Have you had experience with these type of systems? How have you solved this problem?
Thanks!
Daniel
Having a guid column is perfectly ok like any varchar column as long as you do not use it as PK part and in general as a key column to join tables. Your database must have its own PK elements, filtering and joining data using them - filtering also by a GUID afterwards is perfectly ok.
The problem with clustered indexes in a GUID field are that the GUIDs are random, so when a new record is inserted, a significant portion of the data on disk has to be moved to insert the records into the middle of the table.

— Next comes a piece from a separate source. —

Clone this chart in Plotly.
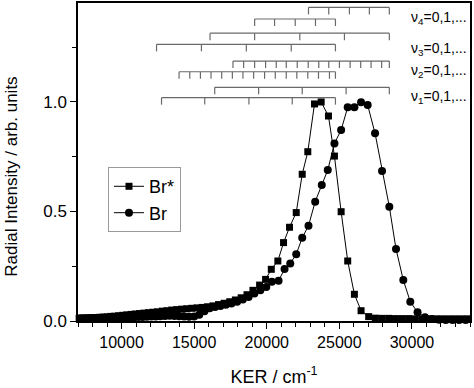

Sequential GUIDs are not actually sequential. In normal circumstances, GUIDs being generated by the same computer will have gradually increasing Timestamp fields (with the other fields remaining constant).
Using NEWSEQUENTIALID also helps to completely fill the data and index pages. Its return type is Unique Identifier. The NEWSEQUENTIALID () can only be used with DEFAULT constraints on table columns of type UNIQUEIDENTIFIER.
Using Guids as primary keys is acceptable and is considered a fairly standard practice for the same reasons that you are considering them. They can be overused which can make things a bit tedious to debug and manage, so try to keep them out of code tables and other reference data if at all possible.
The thing that you have to concern yourself with is the human readable identifier. Guids cannot be exchanged by people - can you imagine trying to confirm your order number over the phone if it is a guid? So in an offline scenario you may still have to generate something - like a publisher (workstation/user) id and some sequence number, so the order number may be 123-5678 -.
However this may not satisfy business requirements of having a sequential number. In fact regulatory requirements can be and influence - some regulations (SOX maybe) require that invoice numbers are sequential. In such cases it may be neccessary to generate a sort of proforma number which is fixed up later when the systems synchronise. You may land up with tables having OrderId (Guid), OrderNo (int), ProformaOrderNo (varchar) - some complexity may creep in.
At least having guids as primary keys means that you don't have to do a whole lot of cascading updates when the sync does eventually happen - you simply update the human readable number.
@SqlMenace
There are other problems with GUIDs, you see GUIDs are not sequential, so inserts will be scattered all over the place, this causes page splits and index fragmentation
Not true. Primary key != clustered index.
If the clustered index is another column ("inserted_on" springs to mind) then the inserts will be sequential and no page splits or excessive fragmentation will occur.